Friday, 8 June 2012

Mongolia? Is That a Disease?


Consciousness of our lived reality is a constant state of mind that we find ourselves in from the very first day that we stop swimming around in water and, according to a growing number of people, even before that. The acquisition of knowledge is a task that begins primarily through this medium of environmental exposure and therefore one could argue that experience is not only the best teacher, but a key element that determines higher levels of education in society.

I didn`t think that exposure to the outside world was that big of an issue when it came to poor performing rural schools, until only a few weeks ago when I presented a lesson to my Grade 10 class on a very simple Madam and Eve Cartoon about Global Warming. In the cartoon, Thandi says to Mother Anderson ‘By using that aerosol can, you could be affecting the life of a goat herder in Mongolia’. I was not surprised when the class didn`t know where Mongolia was, so to help them along I asked if they knew where China was. Again, my class of 64 learners unanimously cried ‘No’. I was very taken aback.

If a learner doesn`t know where China is, how can we expect them to understand The Greenhouse Effect and the role China plays in it. How can anyone ever appreciate Animal Farm if they don`t know where Russia, Italy and Germany are. What’s the point in loving Mathematics when you don`t know where Greece and Arabia are and how these nation contributed to the Science of Numbers. How do we expect to build a nation filled with African pride if our kids don`t know where, once the world’s first academic centre, Timbuktu, is.

An extensive knowledge of, not only how the world works, but also seeing the practicality thereof, plays a major role in how a person grows up in it and relates to it.
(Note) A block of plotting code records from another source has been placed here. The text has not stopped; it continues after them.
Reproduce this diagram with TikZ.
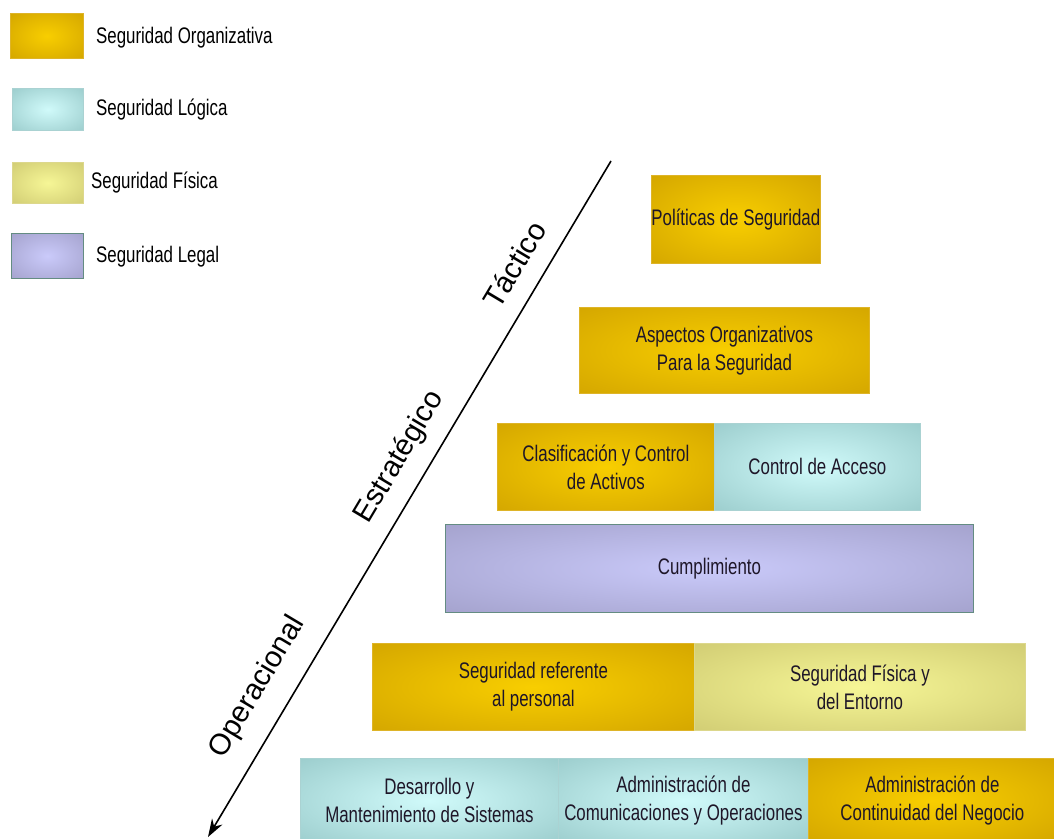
\documentclass[tikz,border=0pt]{standalone}
\usepackage{fontspec}
\setmainfont{Liberation Sans}
\newfontfamily\boxfam[FakeStretch=0.75]{Liberation Sans}
\usetikzlibrary{arrows.meta,calc}
\definecolor{orgIn}{RGB}{248,206,0}
\definecolor{orgOut}{RGB}{208,162,0}
\definecolor{orgLine}{RGB}{222,180,40}
\definecolor{logIn}{RGB}{208,250,250}
\definecolor{logOut}{RGB}{150,200,200}
\definecolor{logLine}{RGB}{170,210,210}
\definecolor{fisIn}{RGB}{246,246,150}
\definecolor{fisOut}{RGB}{205,200,112}
\definecolor{fisLine}{RGB}{220,215,140}
\definecolor{legIn}{RGB}{202,202,250}
\definecolor{legOut}{RGB}{160,158,200}
\definecolor{legLine}{RGB}{100,140,130}
\definecolor{txt}{RGB}{30,22,40}
\makeatletter
\pgfdeclareradialshading[tikz@radial@inner,tikz@radial@outer]{softrad}{\pgfpoint{0bp}{0bp}}{color(0bp)=(tikz@radial@inner); color(40bp)=(tikz@radial@outer); color(50bp)=(tikz@radial@outer)}
\makeatother
\tikzset{
  box/.style={anchor=north west, inner sep=0pt, align=center, text=txt,
    font=\boxfam\fontsize{22.5}{28}\selectfont, line width=0.8pt},
  org/.style={inner color=orgIn, outer color=orgOut, shading=softrad, draw=orgLine},
  logi/.style={inner color=logIn, outer color=logOut, shading=softrad, draw=logLine},
  fis/.style={inner color=fisIn, outer color=fisOut, shading=softrad, draw=fisLine},
  legl/.style={inner color=legIn, outer color=legOut, shading=softrad, draw=legLine},
  legtext/.style={anchor=west, inner sep=0pt, text=black, font=\boxfam\fontsize{22.5}{26}\selectfont},
  lvl/.style={rotate=59.2, inner sep=0pt, text=black, font=\fontsize{29.5}{32}\selectfont},
  axis/.style={line width=1.6pt, -{Stealth[length=18pt,width=12pt]}}
}
\begin{document}
\begin{tikzpicture}[x=1pt,y=-1pt]
\useasboundingbox (0,0) rectangle (1054,838);
\fill[white] (0,0) rectangle (1054,838);
% legend
\node[box, org, minimum width=73pt, minimum height=45pt] (lorg) at (10,13) {};
\node[box, logi, minimum width=71pt, minimum height=42pt] (llog) at (12,88) {};
\node[box, fis, minimum width=71pt, minimum height=41pt] (lfis) at (12,162) {};
\node[box, legl, minimum width=72pt, minimum height=45pt] (lleg) at (11,233) {};
\node[legtext] (torg) at (96,38) {Seguridad Organizativa};
\node[legtext] (tlog) at (96,110) {Seguridad Lógica};
\node[legtext] (tfis) at (91,183) {Seguridad Física};
\node[legtext] (tleg) at (96,257) {Seguridad Legal};
% pyramid
\node[box, org, minimum width=167pt, minimum height=88pt] (pol) at (651,175) {Políticas de Seguridad};
\node[box, org, minimum width=290pt, minimum height=86pt] (asp) at (579,307) {Aspectos Organizativos\\Para la Seguridad};
\node[box, org, minimum width=217pt, minimum height=87pt] (clas) at (497,423) {Clasificación y Control\\de Activos};
\node[box, logi, minimum width=206pt, minimum height=87pt] (acc) at (714,423) {Control de Acceso};
\node[box, legl, minimum width=528pt, minimum height=88pt] (cump) at (445,524) {Cumplimiento};
\node[box, org, minimum width=322pt, minimum height=87pt] (pers) at (372,643) {Seguridad referente\\al personal};
\node[box, fis, minimum width=331pt, minimum height=87pt] (ent) at (694,643) {Seguridad Física y\\del Entorno};
\node[box, logi, minimum width=258pt, minimum height=84pt] (des) at (300,758) {Desarrollo y\\Mantenimiento de Sistemas};
\node[box, logi, minimum width=250pt, minimum height=84pt] (com) at (558,758) {Administración de\\Comunicaciones y Operaciones};
\node[box, org, minimum width=248pt, minimum height=84pt] (cont) at (808,758) {Administración de\\Continuidad del Negocio};
% axis
\coordinate (top) at (611,161);
\coordinate (tip) at (208,837);
\draw[axis] (top) -- (tip);
\node[lvl] (tact) at ($(top)!0.176!(tip)!30pt!-90:(tip)$) {Táctico};
\node[lvl] (estr) at ($(top)!0.461!(tip)!30pt!-90:(tip)$) {Estratégico};
\node[lvl] (oper) at ($(top)!0.804!(tip)!34pt!-90:(tip)$) {Operacional};
\end{tikzpicture}
\end{document}
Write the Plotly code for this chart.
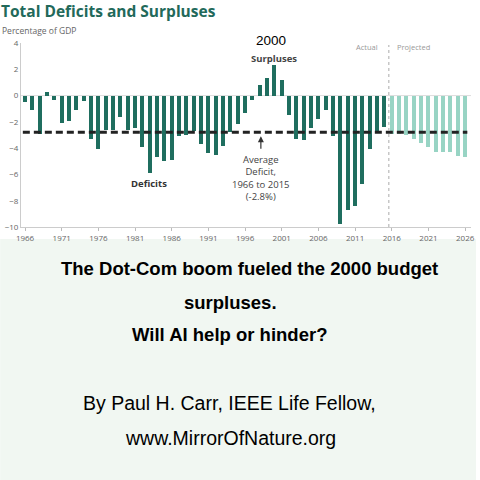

Children who spend their daily lives trapped in their immediate surroundings physically, unfortunately become trapped mentally as well – Out of sight is out of mind. We need to allow our children to travel, to see the world.

In addition to the therapeutic aspects that touring holds for learners, I believe that it also provides a very subtle push in the right direction towards excelling at school. It is as if saying to them ‘work a little harder, so you can be rewarded at the end of it all’. It’s no secret that the best performing schools (which are all, of course, private or, previously referred to as, Model C) provide their learners with the most extensive school trips during vacations, generally abroad.

Now I don`t think that a township school in the middle of Hillbrow is going to afford to send it`s learners for a month to Switzerland, but no doubt, they could raise enough to send them, at the least, to Durban or Mpumalanga. It is imperative that High School learners become aware of the fact that there is a wide world waiting to be explored and that reality continues to thrive well beyond the Vaal dam.
I have since downloaded a World Map online, printed it out (unfortunately the school can only print in black and white) and put it up in the back of the class. It’s not much, but it does its job.


We live in a Global Village where the Six Degrees of Separation underlie the foundation of every relationship that we have with the world in which we live. A good education needs to be governed by a holistic awareness of the international landscape. Without an education system that strives to create citizens who understand their position in the world and how they have the power to change it, we are merely passing our existence on a chessboard with too many pawns. Lest we should end up where Matthew Arnold so vividly portrays in Dover Beach; ‘And we are here as on a darkling plain, swept with confused alarms on struggle and flight, where ignorant armies clash by night’.